§ EXERCISE GOAL
Reproduce all the material exactly, minus any pictures it holds.

§ DATASET EXCERPT
■ ■ ■ ■ ■

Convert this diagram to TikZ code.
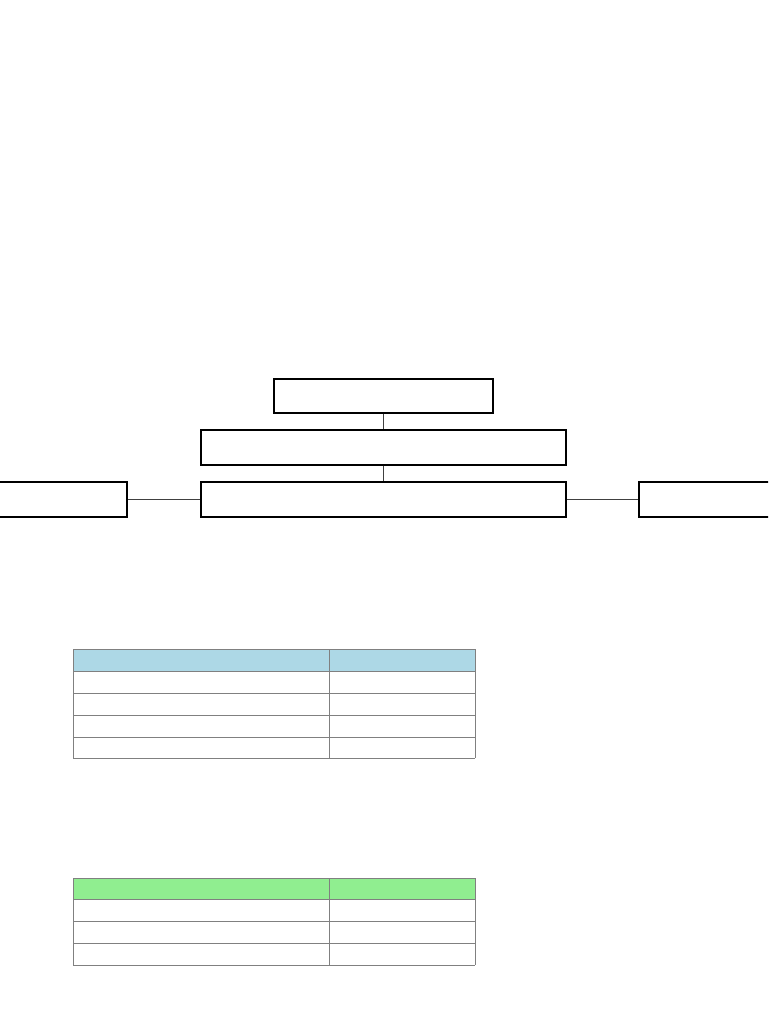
\documentclass[tikz,border=0pt]{standalone}
\begin{document}
\begin{tikzpicture}[x=1pt,y=-1pt,
  boxstyle/.style={draw=black,line width=1.2pt,fill=white},
  conn/.style={draw=black!75,line width=1pt},
  grid/.style={draw=black!50,line width=0.8pt}]
\useasboundingbox (0,0) rectangle (768,1024);
\clip (0,0) rectangle (768,1024);
% boxes
\node[boxstyle,minimum width=219pt,minimum height=34pt,inner sep=0pt] (top) at (383.5,396) {};
\node[boxstyle,minimum width=365pt,minimum height=35pt,inner sep=0pt] (mid) at (383.5,447.5) {};
\node[boxstyle,minimum width=365pt,minimum height=35pt,inner sep=0pt] (bot) at (383.5,499.5) {};
\node[boxstyle,minimum width=147pt,minimum height=35pt,inner sep=0pt] (left) at (53.5,499.5) {};
\node[boxstyle,minimum width=149pt,minimum height=35pt,inner sep=0pt] (right) at (713.5,499.5) {};
\draw[conn] (top.south) -- (mid.north);
\draw[conn] (mid.south) -- (bot.north);
\draw[conn] (left.east) -- (bot.west);
\draw[conn] (bot.east) -- (right.west);
% table 1
\fill[fill={rgb,255:red,173;green,216;blue,230}] (73,649) rectangle (475,671);
\foreach \yy in {649,671,693,715,737,758} \draw[grid] (73,\yy) -- (475,\yy);
\draw[grid] (73,649) -- (73,758);
\draw[grid] (329,649) -- (329,758);
\draw[grid] (475,649) -- (475,758);
% table 2
\fill[fill={rgb,255:red,144;green,238;blue,144}] (73,878) rectangle (475,899);
\foreach \yy in {878,899,921,943,965} \draw[grid] (73,\yy) -- (475,\yy);
\draw[grid] (73,878) -- (73,965);
\draw[grid] (329,878) -- (329,965);
\draw[grid] (475,878) -- (475,965);
\end{tikzpicture}
\end{document}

■ ■ ■ ■ ■

§ REPLY TO THE EXERCISE
Convert this diagram to TikZ code.
\documentclass[tikz,border=0pt]{standalone}
\begin{document}
\begin{tikzpicture}[x=1pt,y=-1pt,
  boxstyle/.style={draw=black,line width=1.2pt,fill=white},
  conn/.style={draw=black!75,line width=1pt},
  grid/.style={draw=black!50,line width=0.8pt}]
\useasboundingbox (0,0) rectangle (768,1024);
\clip (0,0) rectangle (768,1024);
% boxes
\node[boxstyle,minimum width=219pt,minimum height=34pt,inner sep=0pt] (top) at (383.5,396) {};
\node[boxstyle,minimum width=365pt,minimum height=35pt,inner sep=0pt] (mid) at (383.5,447.5) {};
\node[boxstyle,minimum width=365pt,minimum height=35pt,inner sep=0pt] (bot) at (383.5,499.5) {};
\node[boxstyle,minimum width=147pt,minimum height=35pt,inner sep=0pt] (left) at (53.5,499.5) {};
\node[boxstyle,minimum width=149pt,minimum height=35pt,inner sep=0pt] (right) at (713.5,499.5) {};
\draw[conn] (top.south) -- (mid.north);
\draw[conn] (mid.south) -- (bot.north);
\draw[conn] (left.east) -- (bot.west);
\draw[conn] (bot.east) -- (right.west);
% table 1
\fill[fill={rgb,255:red,173;green,216;blue,230}] (73,649) rectangle (475,671);
\foreach \yy in {649,671,693,715,737,758} \draw[grid] (73,\yy) -- (475,\yy);
\draw[grid] (73,649) -- (73,758);
\draw[grid] (329,649) -- (329,758);
\draw[grid] (475,649) -- (475,758);
% table 2
\fill[fill={rgb,255:red,144;green,238;blue,144}] (73,878) rectangle (475,899);
\foreach \yy in {878,899,921,943,965} \draw[grid] (73,\yy) -- (475,\yy);
\draw[grid] (73,878) -- (73,965);
\draw[grid] (329,878) -- (329,965);
\draw[grid] (475,878) -- (475,965);
\end{tikzpicture}
\end{document}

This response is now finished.